▶ _PROBLEM TO SOLVE_
Without including the pictures, copy out every line below.

▶ _AVAILABLE DATA_

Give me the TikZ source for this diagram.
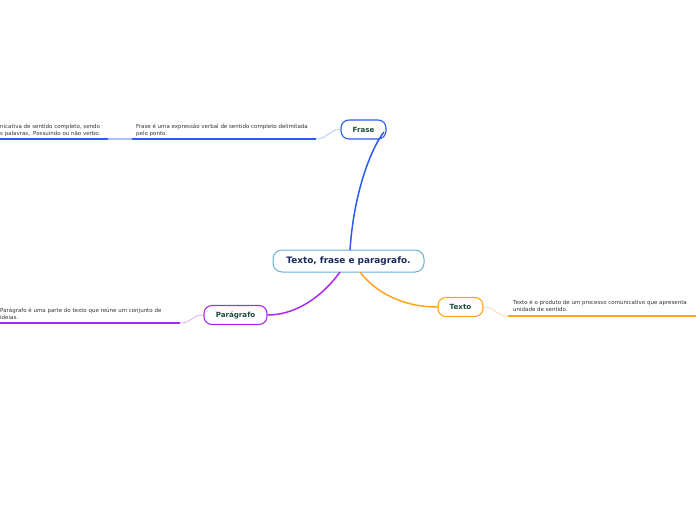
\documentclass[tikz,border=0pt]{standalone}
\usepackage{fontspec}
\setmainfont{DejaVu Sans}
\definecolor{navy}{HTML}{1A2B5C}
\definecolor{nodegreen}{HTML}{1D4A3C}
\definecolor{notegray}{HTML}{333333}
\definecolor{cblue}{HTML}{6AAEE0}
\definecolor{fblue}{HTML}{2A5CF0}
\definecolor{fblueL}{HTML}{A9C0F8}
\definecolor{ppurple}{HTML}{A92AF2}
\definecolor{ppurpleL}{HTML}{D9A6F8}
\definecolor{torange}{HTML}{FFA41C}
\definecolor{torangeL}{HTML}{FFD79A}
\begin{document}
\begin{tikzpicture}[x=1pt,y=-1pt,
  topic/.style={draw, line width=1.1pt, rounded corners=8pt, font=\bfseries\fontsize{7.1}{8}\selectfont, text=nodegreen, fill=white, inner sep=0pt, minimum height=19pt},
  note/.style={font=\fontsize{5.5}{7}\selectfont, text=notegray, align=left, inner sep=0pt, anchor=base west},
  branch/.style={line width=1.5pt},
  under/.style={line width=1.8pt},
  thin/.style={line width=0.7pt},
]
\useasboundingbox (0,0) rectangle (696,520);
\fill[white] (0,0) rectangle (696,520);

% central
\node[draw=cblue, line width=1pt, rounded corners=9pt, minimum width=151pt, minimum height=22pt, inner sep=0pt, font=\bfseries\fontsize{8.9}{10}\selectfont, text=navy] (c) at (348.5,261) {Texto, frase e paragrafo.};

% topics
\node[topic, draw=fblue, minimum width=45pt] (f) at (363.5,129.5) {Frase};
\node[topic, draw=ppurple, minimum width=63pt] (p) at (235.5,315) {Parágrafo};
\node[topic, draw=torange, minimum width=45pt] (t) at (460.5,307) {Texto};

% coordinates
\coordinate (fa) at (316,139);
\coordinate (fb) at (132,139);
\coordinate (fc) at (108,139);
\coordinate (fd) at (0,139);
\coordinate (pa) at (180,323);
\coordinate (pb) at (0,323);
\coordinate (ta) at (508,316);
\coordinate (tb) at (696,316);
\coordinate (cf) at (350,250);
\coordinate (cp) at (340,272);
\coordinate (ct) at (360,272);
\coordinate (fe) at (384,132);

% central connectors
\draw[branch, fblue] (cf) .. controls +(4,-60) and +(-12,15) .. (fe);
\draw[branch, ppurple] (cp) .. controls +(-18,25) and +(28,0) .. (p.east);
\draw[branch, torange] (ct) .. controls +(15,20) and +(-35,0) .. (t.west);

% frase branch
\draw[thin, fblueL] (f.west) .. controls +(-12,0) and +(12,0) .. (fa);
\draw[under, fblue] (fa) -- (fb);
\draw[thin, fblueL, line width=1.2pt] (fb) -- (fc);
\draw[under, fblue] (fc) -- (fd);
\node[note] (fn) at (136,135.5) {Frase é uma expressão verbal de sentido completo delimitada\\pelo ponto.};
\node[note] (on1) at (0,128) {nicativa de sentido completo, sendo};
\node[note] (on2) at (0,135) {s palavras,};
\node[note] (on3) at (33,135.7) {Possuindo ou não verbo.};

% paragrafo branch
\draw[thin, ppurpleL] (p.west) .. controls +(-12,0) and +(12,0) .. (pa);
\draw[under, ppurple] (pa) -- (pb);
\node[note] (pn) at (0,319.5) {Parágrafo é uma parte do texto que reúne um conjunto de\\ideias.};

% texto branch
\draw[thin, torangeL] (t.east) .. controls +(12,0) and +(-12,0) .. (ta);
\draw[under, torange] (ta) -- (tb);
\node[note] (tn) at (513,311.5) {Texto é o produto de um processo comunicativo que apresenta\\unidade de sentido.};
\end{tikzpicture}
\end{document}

▶ _THE SOLUTION_
Give me the TikZ source for this diagram.
\documentclass[tikz,border=0pt]{standalone}
\usepackage{fontspec}
\setmainfont{DejaVu Sans}
\definecolor{navy}{HTML}{1A2B5C}
\definecolor{nodegreen}{HTML}{1D4A3C}
\definecolor{notegray}{HTML}{333333}
\definecolor{cblue}{HTML}{6AAEE0}
\definecolor{fblue}{HTML}{2A5CF0}
\definecolor{fblueL}{HTML}{A9C0F8}
\definecolor{ppurple}{HTML}{A92AF2}
\definecolor{ppurpleL}{HTML}{D9A6F8}
\definecolor{torange}{HTML}{FFA41C}
\definecolor{torangeL}{HTML}{FFD79A}
\begin{document}
\begin{tikzpicture}[x=1pt,y=-1pt,
  topic/.style={draw, line width=1.1pt, rounded corners=8pt, font=\bfseries\fontsize{7.1}{8}\selectfont, text=nodegreen, fill=white, inner sep=0pt, minimum height=19pt},
  note/.style={font=\fontsize{5.5}{7}\selectfont, text=notegray, align=left, inner sep=0pt, anchor=base west},
  branch/.style={line width=1.5pt},
  under/.style={line width=1.8pt},
  thin/.style={line width=0.7pt},
]
\useasboundingbox (0,0) rectangle (696,520);
\fill[white] (0,0) rectangle (696,520);

% central
\node[draw=cblue, line width=1pt, rounded corners=9pt, minimum width=151pt, minimum height=22pt, inner sep=0pt, font=\bfseries\fontsize{8.9}{10}\selectfont, text=navy] (c) at (348.5,261) {Texto, frase e paragrafo.};

% topics
\node[topic, draw=fblue, minimum width=45pt] (f) at (363.5,129.5) {Frase};
\node[topic, draw=ppurple, minimum width=63pt] (p) at (235.5,315) {Parágrafo};
\node[topic, draw=torange, minimum width=45pt] (t) at (460.5,307) {Texto};

% coordinates
\coordinate (fa) at (316,139);
\coordinate (fb) at (132,139);
\coordinate (fc) at (108,139);
\coordinate (fd) at (0,139);
\coordinate (pa) at (180,323);
\coordinate (pb) at (0,323);
\coordinate (ta) at (508,316);
\coordinate (tb) at (696,316);
\coordinate (cf) at (350,250);
\coordinate (cp) at (340,272);
\coordinate (ct) at (360,272);
\coordinate (fe) at (384,132);

% central connectors
\draw[branch, fblue] (cf) .. controls +(4,-60) and +(-12,15) .. (fe);
\draw[branch, ppurple] (cp) .. controls +(-18,25) and +(28,0) .. (p.east);
\draw[branch, torange] (ct) .. controls +(15,20) and +(-35,0) .. (t.west);

% frase branch
\draw[thin, fblueL] (f.west) .. controls +(-12,0) and +(12,0) .. (fa);
\draw[under, fblue] (fa) -- (fb);
\draw[thin, fblueL, line width=1.2pt] (fb) -- (fc);
\draw[under, fblue] (fc) -- (fd);
\node[note] (fn) at (136,135.5) {Frase é uma expressão verbal de sentido completo delimitada\\pelo ponto.};
\node[note] (on1) at (0,128) {nicativa de sentido completo, sendo};
\node[note] (on2) at (0,135) {s palavras,};
\node[note] (on3) at (33,135.7) {Possuindo ou não verbo.};

% paragrafo branch
\draw[thin, ppurpleL] (p.west) .. controls +(-12,0) and +(12,0) .. (pa);
\draw[under, ppurple] (pa) -- (pb);
\node[note] (pn) at (0,319.5) {Parágrafo é uma parte do texto que reúne um conjunto de\\ideias.};

% texto branch
\draw[thin, torangeL] (t.east) .. controls +(12,0) and +(-12,0) .. (ta);
\draw[under, torange] (ta) -- (tb);
\node[note] (tn) at (513,311.5) {Texto é o produto de um processo comunicativo que apresenta\\unidade de sentido.};
\end{tikzpicture}
\end{document}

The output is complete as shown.